Nos últimos tempos, no entanto, com exceção da elevada carga tributária, os demais pontos (instabilidade econômica e/ou política) já não preocupam tanto, favorecendo a permanência em território nacional do patrimônio dos residentes no Brasil. Entretanto, mesmo que já possa confiar no País quem fez a remessa ilegal não tem como repatriar seus recursos sem elevadíssimos riscos patrimoniais e pessoais.

Sob o ângulo tributário o repatriamento implicaria no pagamento de tributos com penalidades e juros de tal ordem que seria verdadeira loucura alguém pensar nisto. No caso de pessoas físicas, por exemplo (em que a tributação é menor), a cobrança confiscaria praticamente todo o valor repatriado. No caso de pessoas jurídicas, onde a tributação é maior, quem repatriasse os bens ilicitamente mantidos no exterior pagaria muito mais do que o que retirou do País.

Além disto, ao trazer de volta os valores remetidos para o exterior estaria o responsável sujeito a penas criminais, decorrentes dos crimes de evasão de divisas, contra a ordem tributária, etc.

Em tais condições, quem apenas procurou proteger seu patrimônio contra a instabilidade nacional, mesmo agora confiando no Brasil, não tem como trazer de volta esses recursos que tanta falta fazem para os investimentos nacionais.

Por outro lado, salvo obra do acaso ou de denúncia, as autoridades brasileiras não têm como descobrir esse patrimônio existente no exterior, não podendo, assim, obter o repatriamento forçado dos valores remetidos (muitas das descobertas originaram-se de brigas familiares).

Vários países enfrentaram a questão, decidindo estabelecer anistia fiscal e criminal como estímulo ao repatriamento de divisas. Fizeram-no, entre outros, a Itália, o México, a Turquia, a Alemanha. Levou-se em conta, para a decisão, o interesse nacional, a necessidade de investimentos.

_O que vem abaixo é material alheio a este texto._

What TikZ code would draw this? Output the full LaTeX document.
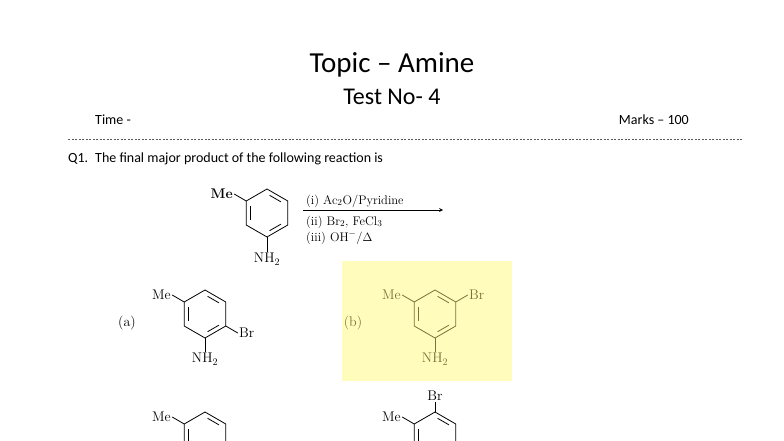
\documentclass[tikz,border=0pt]{standalone}
\usepackage{fontspec}
\newfontfamily\hdfont{Carlito}
\usetikzlibrary{calc}
\definecolor{hilite}{RGB}{255,252,188}
\definecolor{hiltext}{RGB}{120,115,60}
\tikzset{
  bond/.style={line width=0.8pt},
  hd/.style={font=\hdfont\fontsize{14}{16}\selectfont, inner sep=0pt},
  chem/.style={font=\fontsize{14}{16}\selectfont, inner sep=1pt},
  cond/.style={font=\fontsize{12.5}{14}\selectfont, inner sep=0pt, anchor=west}
}
% ring with named corners t, ur, lr, b, ll, ul
\newcommand\benzene[2]{%
  \coordinate (#1) at (#2);
  \foreach \a/\n in {-90/t,-30/ur,30/lr,90/b,150/ll,210/ul}
    \coordinate (#1-\n) at ($(#1)+(\a:24)$);
  \draw[bond] (#1-t) -- (#1-ur) -- (#1-lr) -- (#1-b) -- (#1-ll) -- (#1-ul) -- cycle;
  \foreach \p/\q in {t/ur,lr/b,ll/ul}
    \draw[bond, shorten <=3pt, shorten >=3pt] ($(#1)!0.8!(#1-\p)$) -- ($(#1)!0.8!(#1-\q)$);
}
\begin{document}
\begin{tikzpicture}[x=1pt, y=-1pt]
  \useasboundingbox (0,0) rectangle (784,441);
  % header
  \node[hd, font=\hdfont\fontsize{29}{32}\selectfont] (topic) at (392,65) {Topic \textendash\ Amine};
  \node[hd, font=\hdfont\fontsize{24}{26}\selectfont] (test) at (392,97) {Test No- 4};
  \node[hd, anchor=west] (time) at (95,120) {Time -};
  \node[hd, anchor=east] (marks) at (689,120) {Marks \textendash\ 100};
  \draw[gray!70!black, dash pattern=on 2pt off 1.5pt, line width=0.6pt] (68,139) -- (742,139);
  \node[hd, anchor=west] (q1) at (68,159) {Q1.};
  \node[hd, anchor=west] (stmt) at (95,159) {The final major product of the following reaction is};

  % starting material
  \benzene{s}{267,213}
  \draw[bond] (s-ul) -- ++(-12,-7) node[chem, anchor=east] (sme) {\textbf{Me}};
  \draw[bond] (s-b) -- ++(0,15) node[chem, anchor=north] (snh) {NH$_2$};
  \draw[-stealth, line width=0.7pt] (303,210) -- (443,210);
  \node[cond] (c1) at (306,201) {(i) Ac$_2$O/Pyridine};
  \node[cond] (c2) at (306,222) {(ii) Br$_2$, FeCl$_3$};
  \node[cond] (c3) at (306,238) {(iii) OH$^-$/$\Delta$};

  % option a
  \node[chem] (la) at (127,323) {(a)};
  \benzene{a}{205,314}
  \draw[bond] (a-ul) -- ++(-12,-7) node[chem, anchor=east] (ame) {Me};
  \draw[bond] (a-lr) -- ++(12,7) node[chem, anchor=west] (abr) {Br};
  \draw[bond] (a-b) -- ++(0,14) node[chem, anchor=north] (anh) {NH$_2$};

  % option b, highlighted
  \fill[hilite] (342,261) rectangle (512,381);
  \begin{scope}[color=hiltext]
    \node[chem, text=hiltext] (lb) at (353,323) {(b)};
    \benzene{bb}{435,314}
    \draw[bond] (bb-ul) -- ++(-12,-7) node[chem, anchor=east, text=hiltext] (bme) {Me};
    \draw[bond] (bb-ur) -- ++(12,-7) node[chem, anchor=west, text=hiltext] (bbr) {Br};
    \draw[bond] (bb-b) -- ++(0,14) node[chem, anchor=north, text=hiltext] (bnh) {NH$_2$};
  \end{scope}

  % options c and d (cut at the page edge)
  \begin{scope}
    \clip (0,0) rectangle (784,441);
    \benzene{c}{205,436}
    \draw[bond] (c-ul) -- ++(-12,-7) node[chem, anchor=east] (cme) {Me};
    \benzene{d}{435,436}
    \draw[bond] (d-ul) -- ++(-12,-7) node[chem, anchor=east] (dme) {Me};
    \draw[bond] (d-t) -- ++(0,-10) node[chem, anchor=south] (dbr) {Br};
  \end{scope}
\end{tikzpicture}
\end{document}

No Brasil, carente de investimentos e dos capitais respectivos a manutenção da situação atual apenas beneficia entidades financeiras estrangeiras em detrimento do povo brasileiro.

A norma aqui proposta estimula a declaração correta dos valores dos bens não financeiros mantidos no exterior, tributando com o acréscimo das penalidades respectivas o excedente, no caso de declaração de valores menores do que os reais.

Além disto, no caso de manutenção de bens não declarados ou, quando recursos financeiros, declarados a menor, o responsável permanece sujeito às penalidades dos crimes que poderiam ser anistiados, além da cobrança dos tributos e respectivas penalidades sobre os valores não declarados

Por outro lado a medida não poderia ser considerada estímulo a novas remessas pois os controles atualmente existentes, não só no Brasil, mas também os países receptores, tornaram tais remessas bem mais difíceis.

Sala das Sessões, em ………………. de ………. de 2007.